A son belè sciupà ai la fas pü me cara dona, a son annamurà ma te tam ciüci fin la miöla cantava il mitico Franco Rangone (foto in basso a destra) in uno dei suoi repertori magici di Cantuma Lisondria. I vecchi alessandrini, cui giüst, nent i trapiantà, non lo possono dimenticare, perché quei pezzi raccontano di un’Alessandria che non c’è più.
No, non è un colpo di nostalgia anche se ho tanti rimpianti di quegli anni meravigliosi e non solo perché ero un fanciot di grandi sogni, ma per le atmosfere, la filosofia un po’ spartana con un senso profondo della vita.
Dai nostri vecchi, quelli che già allora pensavamo di rottamare per trasformare una società benpensante e borghese, c’era molto da imparare. Non tutto da buttare via, quindi, i mè ricord u diva il grande Gianni Fozzi son drenta l’arbanela e ai tir föra al mument giüst.

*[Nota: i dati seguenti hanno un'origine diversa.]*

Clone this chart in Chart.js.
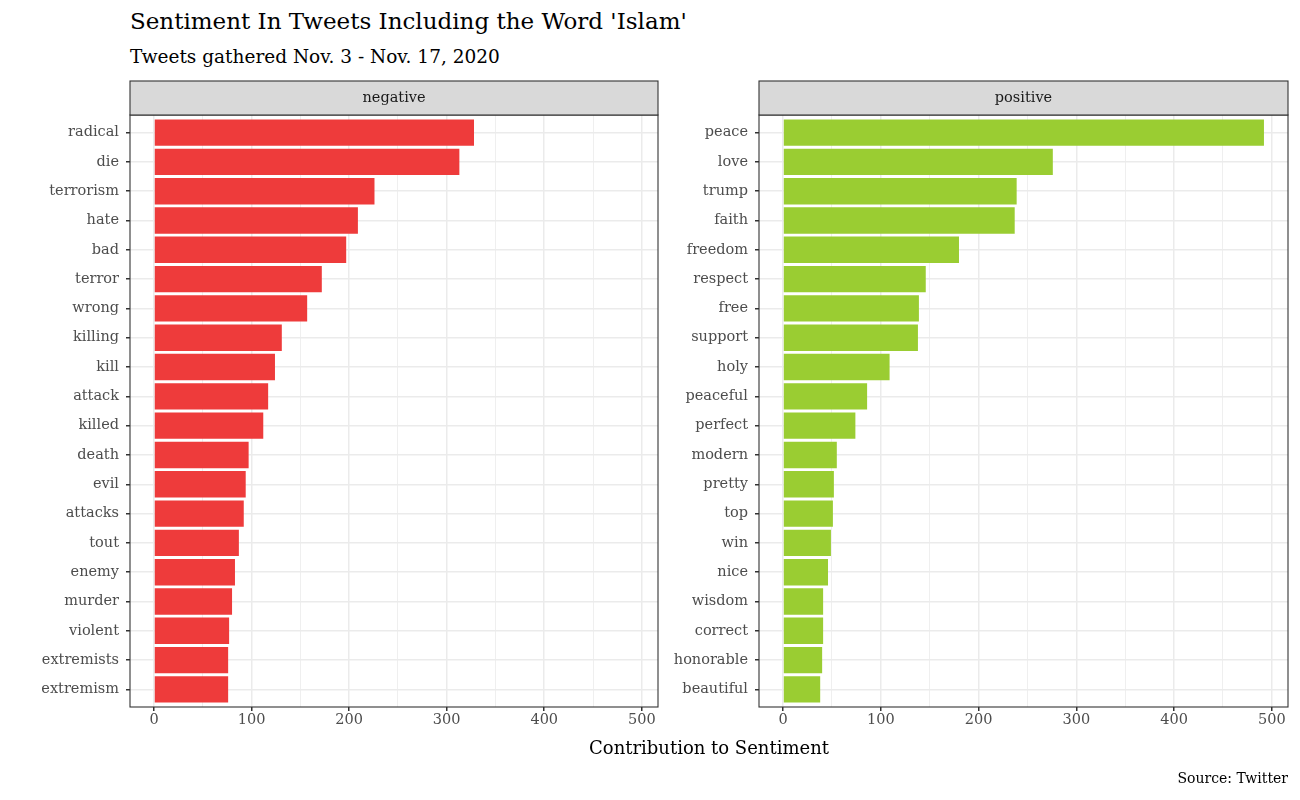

Certo non è più il tempo di duminica a döi bot at ven a piè dabon, at port a fè ‘na gira sitaja an su stangon. Sì, non sono più i tempi, adesso le macchine sfrecciano a gran velocità e corrono come il nostro tempo che va in fretta.
Non è più la ballata di Luigi Gabina, Luigi Gabina l’era in umett citen brüt e magher che u smiava a in brichëtt e mi viene da dire come sarebbe stato Luigi nel nuovo secolo, negli anni dell’Happy Hour, noi che ‘na vota frequentavamo la piola del gasometro mangiando ravioli che galleggiavano in un brodo con degli occhi che sembravano dei ciücialambrüss e curadela.
Tnuma tücc a ment, fioij, quello che eravamo quello e che vorremmo essere ancora. Cosa vogliono raccontarci adesso, noi che siamo cresciuti con biij grass e magher e anciüui e bagnëtt, con döi sigulon, barbera e dusëtt.
Certo siamo noi quelli della generazione x, quelli non allevati nel latte di cacagna, con döi roğ e ‘na niera e tütt l’è finì, quelli cui piacerebbe essere come cantava Gianni Coscia, altro mitico baluardo di queste lande, “me a son l’ültim di vivër”.
Ne è passata di acqua sotto i ponti, Tani e Burmia hanno fatto tribolare, ma Lisondria l’è ancora chi, un po’ cambiata certo, ma qualcosa rimane anche a guardare la sua gente e a volte mi verrebbe da dire, tanto per citare Franco in un altro suo pezzo di repertorio Osà, taca al cü tn, hai ‘na brancà.